Aim: Pictures aside, quote the whole listing exactly.

Provided data:
***
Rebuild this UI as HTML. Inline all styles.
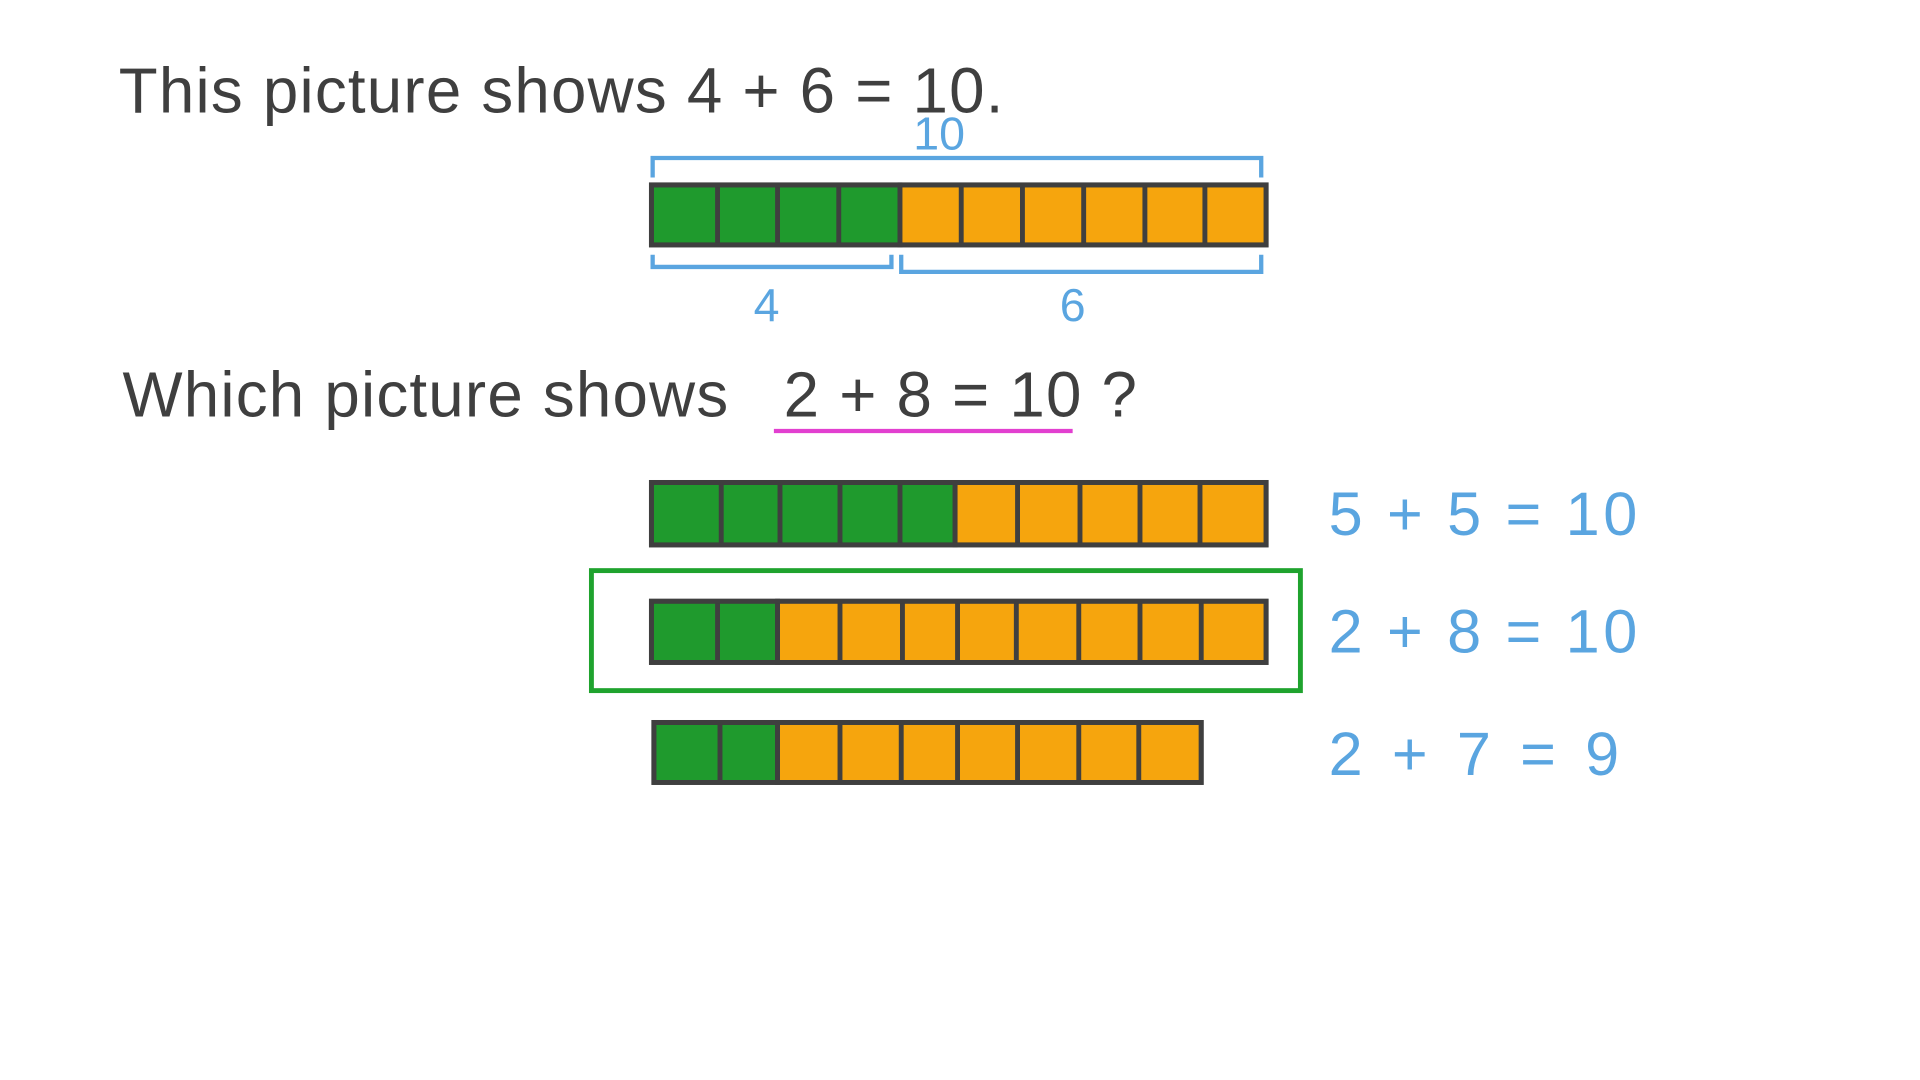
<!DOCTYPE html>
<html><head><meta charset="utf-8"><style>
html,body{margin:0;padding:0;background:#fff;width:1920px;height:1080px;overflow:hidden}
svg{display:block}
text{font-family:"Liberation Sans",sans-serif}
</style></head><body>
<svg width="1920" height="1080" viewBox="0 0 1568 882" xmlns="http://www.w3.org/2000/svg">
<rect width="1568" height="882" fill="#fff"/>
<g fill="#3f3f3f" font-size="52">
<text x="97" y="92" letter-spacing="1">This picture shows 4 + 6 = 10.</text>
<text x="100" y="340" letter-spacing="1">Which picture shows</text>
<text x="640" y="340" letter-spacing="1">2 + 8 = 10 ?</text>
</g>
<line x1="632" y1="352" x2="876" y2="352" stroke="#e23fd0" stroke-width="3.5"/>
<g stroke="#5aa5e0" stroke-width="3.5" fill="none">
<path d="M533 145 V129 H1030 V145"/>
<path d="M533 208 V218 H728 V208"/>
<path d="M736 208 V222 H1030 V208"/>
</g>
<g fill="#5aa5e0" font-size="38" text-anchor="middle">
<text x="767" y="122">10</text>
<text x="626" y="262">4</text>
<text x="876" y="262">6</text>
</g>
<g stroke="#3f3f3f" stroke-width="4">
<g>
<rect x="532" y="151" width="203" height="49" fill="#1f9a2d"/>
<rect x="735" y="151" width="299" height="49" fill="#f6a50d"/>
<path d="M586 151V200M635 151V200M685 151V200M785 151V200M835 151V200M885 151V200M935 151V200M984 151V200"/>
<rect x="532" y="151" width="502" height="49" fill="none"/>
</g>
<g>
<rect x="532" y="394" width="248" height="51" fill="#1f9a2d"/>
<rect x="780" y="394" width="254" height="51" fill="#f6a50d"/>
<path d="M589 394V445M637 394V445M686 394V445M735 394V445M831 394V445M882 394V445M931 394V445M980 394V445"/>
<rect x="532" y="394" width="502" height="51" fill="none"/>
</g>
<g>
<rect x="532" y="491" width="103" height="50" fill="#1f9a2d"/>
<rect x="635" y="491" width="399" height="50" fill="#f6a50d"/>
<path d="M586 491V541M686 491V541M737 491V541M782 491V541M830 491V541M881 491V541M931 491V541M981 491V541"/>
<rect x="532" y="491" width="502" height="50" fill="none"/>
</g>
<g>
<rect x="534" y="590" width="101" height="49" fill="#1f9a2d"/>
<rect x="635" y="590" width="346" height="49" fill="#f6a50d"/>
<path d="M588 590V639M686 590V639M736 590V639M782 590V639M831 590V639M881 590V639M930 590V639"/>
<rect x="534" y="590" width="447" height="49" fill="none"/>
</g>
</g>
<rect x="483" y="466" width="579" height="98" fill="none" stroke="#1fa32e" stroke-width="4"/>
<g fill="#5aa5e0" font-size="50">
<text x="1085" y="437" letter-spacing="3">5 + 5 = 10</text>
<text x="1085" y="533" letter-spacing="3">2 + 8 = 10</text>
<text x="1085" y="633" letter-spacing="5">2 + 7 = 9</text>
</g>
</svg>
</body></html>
***
The output:
Rebuild this UI as HTML. Inline all styles.
<!DOCTYPE html>
<html><head><meta charset="utf-8"><style>
html,body{margin:0;padding:0;background:#fff;width:1920px;height:1080px;overflow:hidden}
svg{display:block}
text{font-family:"Liberation Sans",sans-serif}
</style></head><body>
<svg width="1920" height="1080" viewBox="0 0 1568 882" xmlns="http://www.w3.org/2000/svg">
<rect width="1568" height="882" fill="#fff"/>
<g fill="#3f3f3f" font-size="52">
<text x="97" y="92" letter-spacing="1">This picture shows 4 + 6 = 10.</text>
<text x="100" y="340" letter-spacing="1">Which picture shows</text>
<text x="640" y="340" letter-spacing="1">2 + 8 = 10 ?</text>
</g>
<line x1="632" y1="352" x2="876" y2="352" stroke="#e23fd0" stroke-width="3.5"/>
<g stroke="#5aa5e0" stroke-width="3.5" fill="none">
<path d="M533 145 V129 H1030 V145"/>
<path d="M533 208 V218 H728 V208"/>
<path d="M736 208 V222 H1030 V208"/>
</g>
<g fill="#5aa5e0" font-size="38" text-anchor="middle">
<text x="767" y="122">10</text>
<text x="626" y="262">4</text>
<text x="876" y="262">6</text>
</g>
<g stroke="#3f3f3f" stroke-width="4">
<g>
<rect x="532" y="151" width="203" height="49" fill="#1f9a2d"/>
<rect x="735" y="151" width="299" height="49" fill="#f6a50d"/>
<path d="M586 151V200M635 151V200M685 151V200M785 151V200M835 151V200M885 151V200M935 151V200M984 151V200"/>
<rect x="532" y="151" width="502" height="49" fill="none"/>
</g>
<g>
<rect x="532" y="394" width="248" height="51" fill="#1f9a2d"/>
<rect x="780" y="394" width="254" height="51" fill="#f6a50d"/>
<path d="M589 394V445M637 394V445M686 394V445M735 394V445M831 394V445M882 394V445M931 394V445M980 394V445"/>
<rect x="532" y="394" width="502" height="51" fill="none"/>
</g>
<g>
<rect x="532" y="491" width="103" height="50" fill="#1f9a2d"/>
<rect x="635" y="491" width="399" height="50" fill="#f6a50d"/>
<path d="M586 491V541M686 491V541M737 491V541M782 491V541M830 491V541M881 491V541M931 491V541M981 491V541"/>
<rect x="532" y="491" width="502" height="50" fill="none"/>
</g>
<g>
<rect x="534" y="590" width="101" height="49" fill="#1f9a2d"/>
<rect x="635" y="590" width="346" height="49" fill="#f6a50d"/>
<path d="M588 590V639M686 590V639M736 590V639M782 590V639M831 590V639M881 590V639M930 590V639"/>
<rect x="534" y="590" width="447" height="49" fill="none"/>
</g>
</g>
<rect x="483" y="466" width="579" height="98" fill="none" stroke="#1fa32e" stroke-width="4"/>
<g fill="#5aa5e0" font-size="50">
<text x="1085" y="437" letter-spacing="3">5 + 5 = 10</text>
<text x="1085" y="533" letter-spacing="3">2 + 8 = 10</text>
<text x="1085" y="633" letter-spacing="5">2 + 7 = 9</text>
</g>
</svg>
</body></html>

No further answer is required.